Figures from Poland’s former national-conservative ruling camp, which was removed from power last week, have criticised one of the new government’s appointees for immediately removing a Christian cross hanging in his building. He has also restored the EU flags removed under his predecessors.

“The barbarians are on the attack,” wrote Jan Kanthak, who served as a deputy minister in the former Law and Justice (PiS) government from 2021 until this month. “The new governor of Lublin Province ordered the taking down of the cross and the removal of a manger with Jesus.”

The official in question – Krzysztof Komorski of the centrist Civic Platform (PO), the main party in Poland’s new ruling coalition – responded by saying that he sees nothing unusual about his decisions.

“This is not an action aimed against anyone,” he told reporters. “For me, as an official, it is something ordinary. I don’t see anything extraordinary about it. These are standard, routine activities that first came to my mind after entering this room, where most public meetings take place.”

The room in question is the so-called Column Hall at the Lublin Province Office (pictured above, before the changes), which is often used for official ceremonies and meetings. Komorski was appointed as governor of Lublin Province on Wednesday this week by the new government.

Komorski added that “at the moment” he is not planning to order the removal of any crosses hanging in other parts of the building. He later said that both the cross and manger from the Column Hall are now displayed elsewhere in the building, reports local newspaper Kurier Lubelski.

One of Komorski’s predecessors as governor, Przemysław Czarnek of PiS, who also later served as education minister, had ordered the EU flags in the room to be removed in 2016.

When asked by local newspaper Kurier Lubelski about Komorski’s decision to now remove the cross, Czarnek said that it was “Tusk totalitarianism in practice” – a reference to Donald Tusk, the leader of the new government.

Relations between church and state are likely to be a flashpoint under the new administration, which – though most of its leading figures are Catholics – is of a more secular bent than the former PiS government, which saw Catholicism as an integral element of public life.

Anyone “raising a hand against the church, [is] also raising a hand to Poland”, said PiS leader Jarosław Kaczyński last year. In 2020, he declared that the church is the “repository of the only moral system commonly known in Poland” and “rejection of it is nihilism”.

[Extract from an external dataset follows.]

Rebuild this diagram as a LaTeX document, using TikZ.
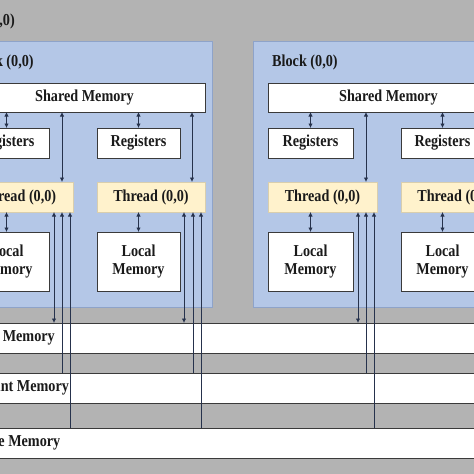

By contrast, the new prime minister, Donald Tusk, while emphasising his personal Catholic faith, has called for religious symbols to be removed from public buildings, including the famous cross hanging in parliament.

“I would like churches, not public offices or schools, to be the place where those who believe can meet and pray,” he said in 2021.

Another of the leaders of the new ruling coalition, Szymon Hołownia – also a Catholic and former trainee priest – has likewise called for a clearer separation of church and state.